Problem details. Look through the data below and work out how many lines contain the string "this". Give the number alone.

Data to use.
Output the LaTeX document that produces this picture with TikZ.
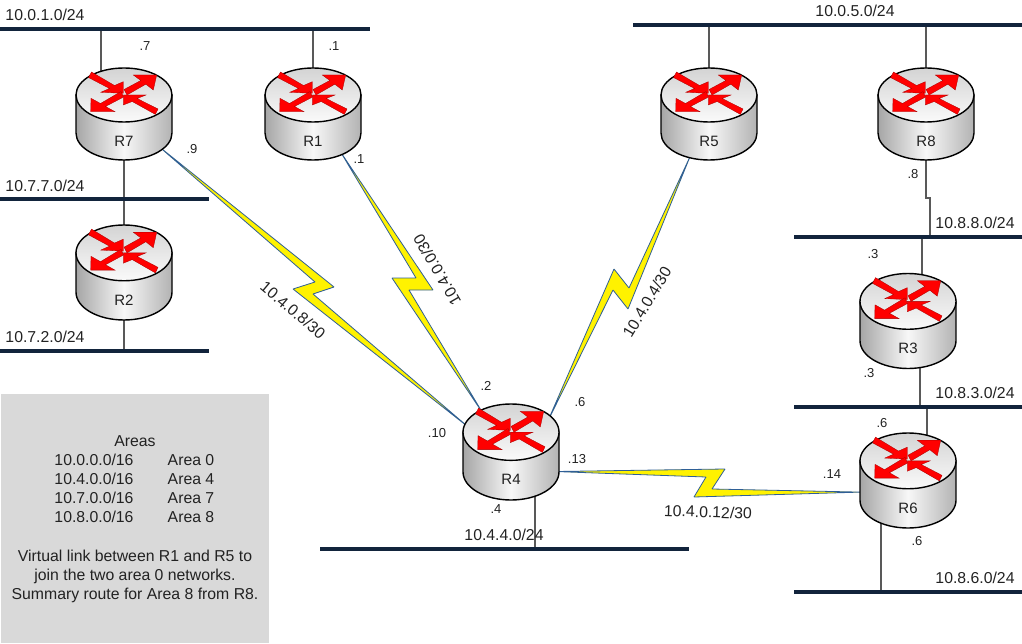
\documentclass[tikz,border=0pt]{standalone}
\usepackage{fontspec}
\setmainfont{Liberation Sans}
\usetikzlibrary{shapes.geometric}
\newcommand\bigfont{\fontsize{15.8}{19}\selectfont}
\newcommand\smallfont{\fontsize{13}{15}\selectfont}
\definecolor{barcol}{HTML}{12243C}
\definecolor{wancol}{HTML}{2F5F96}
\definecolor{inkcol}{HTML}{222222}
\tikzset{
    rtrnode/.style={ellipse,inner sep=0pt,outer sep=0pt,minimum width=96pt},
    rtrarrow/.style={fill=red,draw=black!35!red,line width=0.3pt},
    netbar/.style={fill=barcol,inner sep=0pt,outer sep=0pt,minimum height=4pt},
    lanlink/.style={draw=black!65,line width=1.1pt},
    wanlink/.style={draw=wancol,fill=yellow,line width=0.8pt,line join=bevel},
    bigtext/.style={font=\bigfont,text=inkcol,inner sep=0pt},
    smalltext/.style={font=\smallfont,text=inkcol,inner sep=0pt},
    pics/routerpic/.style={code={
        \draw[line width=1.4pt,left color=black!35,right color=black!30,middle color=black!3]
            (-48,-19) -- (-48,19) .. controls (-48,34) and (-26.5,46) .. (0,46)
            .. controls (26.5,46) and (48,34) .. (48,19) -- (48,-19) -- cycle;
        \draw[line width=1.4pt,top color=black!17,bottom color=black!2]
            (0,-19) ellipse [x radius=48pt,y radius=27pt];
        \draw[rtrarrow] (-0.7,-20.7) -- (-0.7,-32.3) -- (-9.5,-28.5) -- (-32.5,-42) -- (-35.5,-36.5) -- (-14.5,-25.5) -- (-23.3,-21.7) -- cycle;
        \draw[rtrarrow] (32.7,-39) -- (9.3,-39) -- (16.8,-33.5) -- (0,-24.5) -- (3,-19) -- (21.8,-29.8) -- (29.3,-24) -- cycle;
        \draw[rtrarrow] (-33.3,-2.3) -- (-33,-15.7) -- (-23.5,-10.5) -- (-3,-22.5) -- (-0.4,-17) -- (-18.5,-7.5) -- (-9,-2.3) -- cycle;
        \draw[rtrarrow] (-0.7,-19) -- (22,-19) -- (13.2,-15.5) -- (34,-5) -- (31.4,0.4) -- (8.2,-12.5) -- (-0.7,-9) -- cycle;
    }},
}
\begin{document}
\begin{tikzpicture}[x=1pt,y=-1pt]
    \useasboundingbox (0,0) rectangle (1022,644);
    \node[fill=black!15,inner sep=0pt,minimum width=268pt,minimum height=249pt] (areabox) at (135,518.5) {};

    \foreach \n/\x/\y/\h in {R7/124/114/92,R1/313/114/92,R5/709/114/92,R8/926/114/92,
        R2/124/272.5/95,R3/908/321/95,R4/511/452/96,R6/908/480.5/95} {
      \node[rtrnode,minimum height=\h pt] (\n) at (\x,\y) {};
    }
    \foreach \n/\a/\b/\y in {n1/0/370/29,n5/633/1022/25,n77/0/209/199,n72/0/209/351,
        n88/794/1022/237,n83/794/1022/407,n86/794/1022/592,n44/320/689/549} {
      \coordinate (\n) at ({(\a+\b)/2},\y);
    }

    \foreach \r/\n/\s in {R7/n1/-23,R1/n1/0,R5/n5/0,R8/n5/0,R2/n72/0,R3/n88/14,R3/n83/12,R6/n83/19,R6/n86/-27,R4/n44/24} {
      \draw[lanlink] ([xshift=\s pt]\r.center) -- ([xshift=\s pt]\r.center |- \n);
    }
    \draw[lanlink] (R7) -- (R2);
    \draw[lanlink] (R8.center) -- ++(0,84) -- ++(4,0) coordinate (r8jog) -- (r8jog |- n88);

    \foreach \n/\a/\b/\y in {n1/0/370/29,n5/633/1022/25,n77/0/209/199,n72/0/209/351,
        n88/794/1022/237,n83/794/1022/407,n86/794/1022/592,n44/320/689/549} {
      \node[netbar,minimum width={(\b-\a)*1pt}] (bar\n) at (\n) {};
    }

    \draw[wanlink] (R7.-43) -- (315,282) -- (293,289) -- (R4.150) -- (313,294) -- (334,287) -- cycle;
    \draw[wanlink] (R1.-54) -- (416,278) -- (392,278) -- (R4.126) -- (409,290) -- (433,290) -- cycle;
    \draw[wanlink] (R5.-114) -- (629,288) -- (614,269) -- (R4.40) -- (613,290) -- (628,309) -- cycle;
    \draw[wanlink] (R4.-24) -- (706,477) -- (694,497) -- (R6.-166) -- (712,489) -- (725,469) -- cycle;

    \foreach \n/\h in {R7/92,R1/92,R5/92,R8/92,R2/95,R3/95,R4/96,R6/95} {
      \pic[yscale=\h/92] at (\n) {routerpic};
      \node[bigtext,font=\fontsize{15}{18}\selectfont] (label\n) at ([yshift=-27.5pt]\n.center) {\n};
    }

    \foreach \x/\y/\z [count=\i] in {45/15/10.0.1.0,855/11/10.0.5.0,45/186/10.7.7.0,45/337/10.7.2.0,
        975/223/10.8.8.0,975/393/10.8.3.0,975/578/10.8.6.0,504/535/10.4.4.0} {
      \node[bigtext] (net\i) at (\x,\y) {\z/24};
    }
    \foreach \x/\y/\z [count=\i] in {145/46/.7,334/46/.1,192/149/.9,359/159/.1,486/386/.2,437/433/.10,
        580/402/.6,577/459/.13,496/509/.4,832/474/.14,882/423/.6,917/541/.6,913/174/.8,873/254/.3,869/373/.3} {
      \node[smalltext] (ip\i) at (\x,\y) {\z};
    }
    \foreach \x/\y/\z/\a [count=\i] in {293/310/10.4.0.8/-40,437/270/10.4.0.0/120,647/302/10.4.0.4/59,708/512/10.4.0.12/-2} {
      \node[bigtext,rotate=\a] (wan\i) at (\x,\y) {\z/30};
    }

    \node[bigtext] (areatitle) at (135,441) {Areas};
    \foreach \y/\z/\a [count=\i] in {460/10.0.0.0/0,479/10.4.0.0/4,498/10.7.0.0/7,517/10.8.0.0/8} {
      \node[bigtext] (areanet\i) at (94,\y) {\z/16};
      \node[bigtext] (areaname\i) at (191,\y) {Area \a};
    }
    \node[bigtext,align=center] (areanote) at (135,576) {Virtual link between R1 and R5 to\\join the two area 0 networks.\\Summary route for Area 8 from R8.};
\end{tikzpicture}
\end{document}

...

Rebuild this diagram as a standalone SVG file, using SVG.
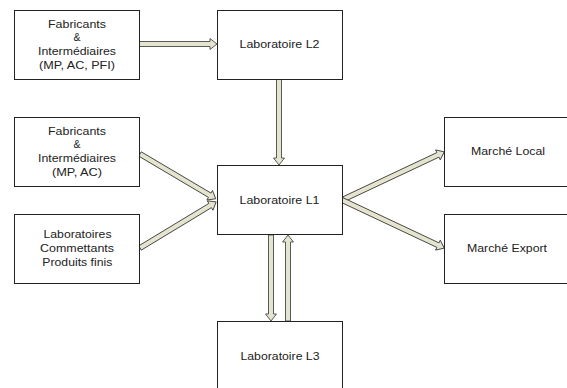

Response to the task. 2